◆ **DATA BLOCK**:
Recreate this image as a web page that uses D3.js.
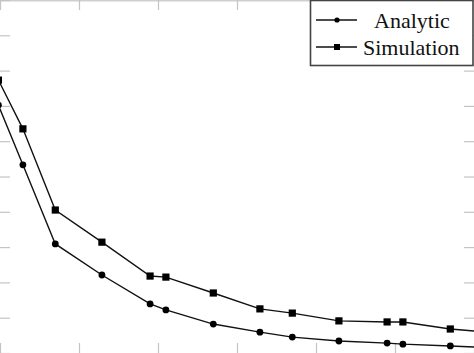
<!DOCTYPE html>
<html>
<head>
<meta charset="utf-8">
<script src="https://cdn.jsdelivr.net/npm/d3@7"></script>
<style>
  body { margin: 0; background: #fff; }
  .axis path { display: none; }
  .axis line { stroke: #c4c4c4; stroke-width: 1.2px; }
</style>
</head>
<body>
<div id="chart"></div>
<script>
// x positions (tick units) of the samples, shared by both curves
const xVals = [-0.02, 0.29, 0.70, 1.29, 1.90, 2.10, 2.70, 3.29, 3.70, 4.29, 4.90, 5.10, 5.70, 6.29];
const analytic = [7.02, 5.33, 3.09, 2.21, 1.39, 1.22, 0.82, 0.59, 0.45, 0.34, 0.28, 0.25, 0.20, 0.14];
const simulation = [7.73, 6.35, 4.05, 3.14, 2.18, 2.15, 1.70, 1.25, 1.13, 0.91, 0.88, 0.88, 0.68, 0.57];
const seriesNames = ["Analytic", "Simulation"];
const xTicks = [0, 1, 2, 3, 4, 5, 6];
const yTicks = [0, 1, 2, 3, 4, 5, 6, 7, 8, 9, 10];

const width = 474, height = 353;

const svg = d3.select("#chart").append("svg")
    .attr("width", width)
    .attr("height", height);

const x = d3.scaleLinear().domain([0, 6]).range([0, width]);
const y = d3.scaleLinear().domain([0, 10]).range([height, 0]);

svg.append("clipPath").attr("id", "clip")
  .append("rect").attr("width", width).attr("height", height);

// frame top line
svg.append("line")
    .attr("x1", 0).attr("x2", width)
    .attr("y1", 0.8).attr("y2", 0.8)
    .attr("stroke", "#cfcfcf").attr("stroke-width", 1.6);

// inward tick marks on all four sides
svg.append("g").attr("class", "axis")
    .attr("transform", "translate(0," + height + ")")
    .call(d3.axisBottom(x).tickValues(xTicks).tickSize(-10).tickFormat(""));
svg.append("g").attr("class", "axis")
    .call(d3.axisTop(x).tickValues(xTicks).tickSize(-10).tickFormat(""));
svg.append("g").attr("class", "axis")
    .call(d3.axisLeft(y).tickValues(yTicks).tickSize(-10).tickFormat(""));
svg.append("g").attr("class", "axis")
    .attr("transform", "translate(" + width + ",0)")
    .call(d3.axisRight(y).tickValues(yTicks).tickSize(-10).tickFormat(""));

const plot = svg.append("g").attr("clip-path", "url(#clip)");

const line = d3.line()
    .x((d, i) => x(xVals[i]))
    .y(d => y(d));

[analytic, simulation].forEach(vals => {
  plot.append("path")
      .attr("fill", "none")
      .attr("stroke", "#111")
      .attr("stroke-width", 1.4)
      .attr("d", line(vals));
});

plot.selectAll(".dot")
  .data(analytic)
  .enter().append("circle")
    .attr("cx", (d, i) => x(xVals[i]))
    .attr("cy", d => y(d))
    .attr("r", 3.4)
    .attr("fill", "#000");

plot.selectAll(".sq")
  .data(simulation)
  .enter().append("rect")
    .attr("x", (d, i) => x(xVals[i]) - 3.6)
    .attr("y", d => y(d) - 3.6)
    .attr("width", 7.2)
    .attr("height", 7.2)
    .attr("fill", "#000");

// legend
const lg = svg.append("g");
lg.append("rect")
    .attr("x", 310.5).attr("y", 0.5)
    .attr("width", 162.5).attr("height", 65)
    .attr("fill", "#fff")
    .attr("stroke", "#444").attr("stroke-width", 1.6);

seriesNames.forEach((name, i) => {
  const ly = 20 + i * 27;
  lg.append("line")
      .attr("x1", 316).attr("x2", 357)
      .attr("y1", ly).attr("y2", ly)
      .attr("stroke", "#111").attr("stroke-width", 1.4);
  if (i === 0) {
    lg.append("circle").attr("cx", 337).attr("cy", ly).attr("r", 2.6).attr("fill", "#000");
  } else {
    lg.append("rect").attr("x", 334).attr("y", ly - 3).attr("width", 6).attr("height", 6).attr("fill", "#000");
  }
  lg.append("text")
      .attr("x", i === 0 ? 374 : 363)
      .attr("y", ly + 8)
      .attr("font-family", "Liberation Serif, Times New Roman, serif")
      .attr("font-size", 22)
      .attr("fill", "#111")
      .text(name);
});
</script>
</body>
</html>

◆ **EXERCISE REQUIREMENTS**: Copy the data exactly. Any picture it contains is to be omitted.

◆ **FULL SOLUTION**:
Recreate this image as a web page that uses D3.js.
<!DOCTYPE html>
<html>
<head>
<meta charset="utf-8">
<script src="https://cdn.jsdelivr.net/npm/d3@7"></script>
<style>
  body { margin: 0; background: #fff; }
  .axis path { display: none; }
  .axis line { stroke: #c4c4c4; stroke-width: 1.2px; }
</style>
</head>
<body>
<div id="chart"></div>
<script>
// x positions (tick units) of the samples, shared by both curves
const xVals = [-0.02, 0.29, 0.70, 1.29, 1.90, 2.10, 2.70, 3.29, 3.70, 4.29, 4.90, 5.10, 5.70, 6.29];
const analytic = [7.02, 5.33, 3.09, 2.21, 1.39, 1.22, 0.82, 0.59, 0.45, 0.34, 0.28, 0.25, 0.20, 0.14];
const simulation = [7.73, 6.35, 4.05, 3.14, 2.18, 2.15, 1.70, 1.25, 1.13, 0.91, 0.88, 0.88, 0.68, 0.57];
const seriesNames = ["Analytic", "Simulation"];
const xTicks = [0, 1, 2, 3, 4, 5, 6];
const yTicks = [0, 1, 2, 3, 4, 5, 6, 7, 8, 9, 10];

const width = 474, height = 353;

const svg = d3.select("#chart").append("svg")
    .attr("width", width)
    .attr("height", height);

const x = d3.scaleLinear().domain([0, 6]).range([0, width]);
const y = d3.scaleLinear().domain([0, 10]).range([height, 0]);

svg.append("clipPath").attr("id", "clip")
  .append("rect").attr("width", width).attr("height", height);

// frame top line
svg.append("line")
    .attr("x1", 0).attr("x2", width)
    .attr("y1", 0.8).attr("y2", 0.8)
    .attr("stroke", "#cfcfcf").attr("stroke-width", 1.6);

// inward tick marks on all four sides
svg.append("g").attr("class", "axis")
    .attr("transform", "translate(0," + height + ")")
    .call(d3.axisBottom(x).tickValues(xTicks).tickSize(-10).tickFormat(""));
svg.append("g").attr("class", "axis")
    .call(d3.axisTop(x).tickValues(xTicks).tickSize(-10).tickFormat(""));
svg.append("g").attr("class", "axis")
    .call(d3.axisLeft(y).tickValues(yTicks).tickSize(-10).tickFormat(""));
svg.append("g").attr("class", "axis")
    .attr("transform", "translate(" + width + ",0)")
    .call(d3.axisRight(y).tickValues(yTicks).tickSize(-10).tickFormat(""));

const plot = svg.append("g").attr("clip-path", "url(#clip)");

const line = d3.line()
    .x((d, i) => x(xVals[i]))
    .y(d => y(d));

[analytic, simulation].forEach(vals => {
  plot.append("path")
      .attr("fill", "none")
      .attr("stroke", "#111")
      .attr("stroke-width", 1.4)
      .attr("d", line(vals));
});

plot.selectAll(".dot")
  .data(analytic)
  .enter().append("circle")
    .attr("cx", (d, i) => x(xVals[i]))
    .attr("cy", d => y(d))
    .attr("r", 3.4)
    .attr("fill", "#000");

plot.selectAll(".sq")
  .data(simulation)
  .enter().append("rect")
    .attr("x", (d, i) => x(xVals[i]) - 3.6)
    .attr("y", d => y(d) - 3.6)
    .attr("width", 7.2)
    .attr("height", 7.2)
    .attr("fill", "#000");

// legend
const lg = svg.append("g");
lg.append("rect")
    .attr("x", 310.5).attr("y", 0.5)
    .attr("width", 162.5).attr("height", 65)
    .attr("fill", "#fff")
    .attr("stroke", "#444").attr("stroke-width", 1.6);

seriesNames.forEach((name, i) => {
  const ly = 20 + i * 27;
  lg.append("line")
      .attr("x1", 316).attr("x2", 357)
      .attr("y1", ly).attr("y2", ly)
      .attr("stroke", "#111").attr("stroke-width", 1.4);
  if (i === 0) {
    lg.append("circle").attr("cx", 337).attr("cy", ly).attr("r", 2.6).attr("fill", "#000");
  } else {
    lg.append("rect").attr("x", 334).attr("y", ly - 3).attr("width", 6).attr("height", 6).attr("fill", "#000");
  }
  lg.append("text")
      .attr("x", i === 0 ? 374 : 363)
      .attr("y", ly + 8)
      .attr("font-family", "Liberation Serif, Times New Roman, serif")
      .attr("font-size", 22)
      .attr("fill", "#111")
      .text(name);
});
</script>
</body>
</html>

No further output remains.